I’ve been reading Ken Lodge’s new book sporadically in my lunchtimes (A Critical Introduction to Phonetics). It’s not exactly what I expected it would be like, but gives plenty of useful insights. For any phon-people reading, Lodge has two articles on thorny subjects which are extremely interesting and provocative – ‘Some handy notes on phonology’ in the Journal of Linguistics (1997), and ‘Timing, segmental status, and aspiration in Icelandic’ in Transactions of the Philological Society, 2007.
Anyway, here’s one of the by-the-way comments in his Critical Introduction:
“There is a strange tendency among British radio and television newsreaders and reporters who, of course, are reading out their texts, to stress the final syllable of a sentence or clause, irrespective of its structure (and meaning). … For example, I once heard an item about a threatened petrol crisis in East Anglia, which was soon going ‘to hit the [fɔ ˈkɔts]’. This can only be understood as four courts, which, of course, is nonsense in this context; forecourts can only be [ˈfɔkɔts] …” (p118)

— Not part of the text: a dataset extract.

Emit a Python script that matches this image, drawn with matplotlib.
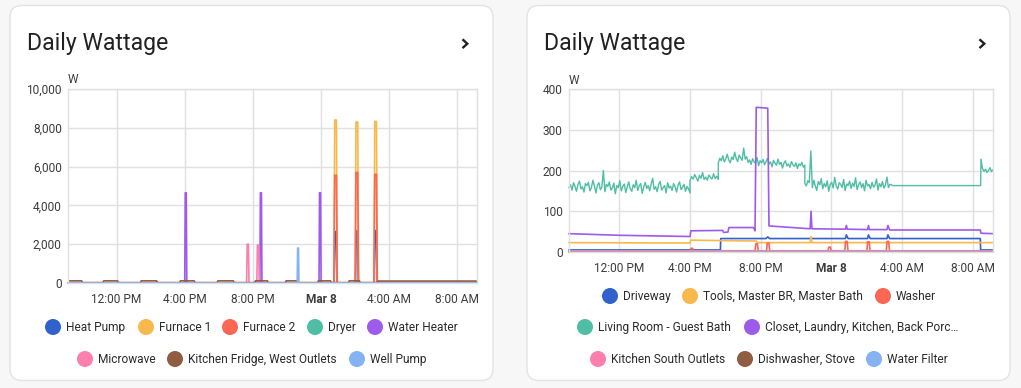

This isn’t something that’s ever particularly struck me (but maybe I’m listening to the wrong things). But there was one distinctly odd time when the travel report said that there were delays and closures on some road in England, due to “a lorry with a shedload.” I fully processed the thought, “a shedload of what?” before realising it must have actually been a lorry with a shed load.